ある晩、救急外来の処置室を手伝いましたが、その晩の緊急手術は29件もありました。予定手術は土・日を除き毎日20件以上あり、手術部の12室 (救急部用4、一般用8) は常にフル回転でした。手術内容はここでは一般の大学病院で行うような手術は、殆ど全て行っていました。特に驚いたのは、上腕神経叢損傷の手術の多さでした。私の滞在期間中、上腕神経叢損傷の手術は3件もありました。医師はフランス植民地時代のフランス製の古い手術器具を未だに愛用しており、少ない手術器具を使っての手術は、見事に早いのが印象的でした。私も頼まれて、小児の幾つかの手・肘外傷の手術を手伝ってきました。ベトナムの医師免許証が無くても、ベトナム人の医師が助手についていればメスを持っても問題ない、と言われました。私は、ほとんど毎日手術室にいましたが、ある日小児整形外来の患者さんを診る機会をいただきました。外来診察は二診で行っていましたが、10畳程の診察室で特に仕切り板がなく、そこには診察待ちのこどもと付添人まで入ってきており、プライバシーはなく、落ち着いて診察ができるような環境ではありませんでした。私は、特に小児肘の術後合併症のある患者さんについて相談を受けていましたが、別な疾患で受診した2人の小児を診て心打たれました。1人は歩行障害にて病院へ連れて来られた幼児で、X線を見ると完全な先天性股関節脱臼がありました。

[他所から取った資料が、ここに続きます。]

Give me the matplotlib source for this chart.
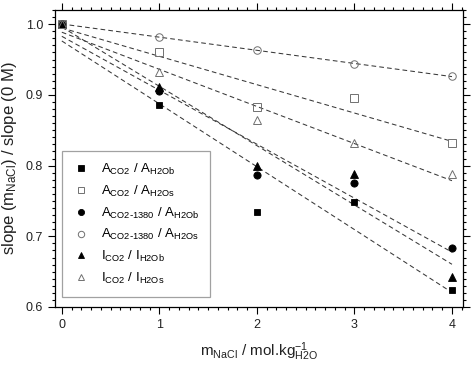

なぜ早期発見ができないのか? を聞いてみると、ベトナムでは日本のような新生児や3ヶ月検診のシステムがなく、困った症状がなければ受診に連れて来られる事はまず無いと言われました。次の患者さんは年長児で、重度の側弯症がありドクターから手術を勧められてましたが、医療費が高い為に手術を受けられないと親が訴えてました。ベトナムでは、医療保険制度がない為に医療費が高く、日本のように誰もが質のよい医療を受けられるとは限らない、のが現状の様です。

小児整形外科外来以外に総合リハビリ室を見せてもらいました。大規模な整形外科病院で手術件数があれほど多いにも関わらず、リハビリ室は小さく、患者さんも少なかったので驚きました。先生方はリハビリを勧めないのか、患者さんがそれを希望しないのかはわかりません。

丁度良いチャンスでしたので、ある日整形外科医師を対象にミニレクチャーを行いました。テーマは小児上腕骨顆上骨折で、その治療法と神経、血管損傷や内反肘変形の合併症について話をしました。先生方は熱心に聞いてくれて、沢山の質問がありました。

最後の日に小児整形外科部長から感謝状をいただきました。短期間でしたが、色々な面で意見交換ができ、Murakami-Sano fellowshipを有効に利用させていただきました。今回のベトナム訪問は、ネパール人でありながら日本の医療しか知らなかった私には、良い刺激になりました。有難うございました。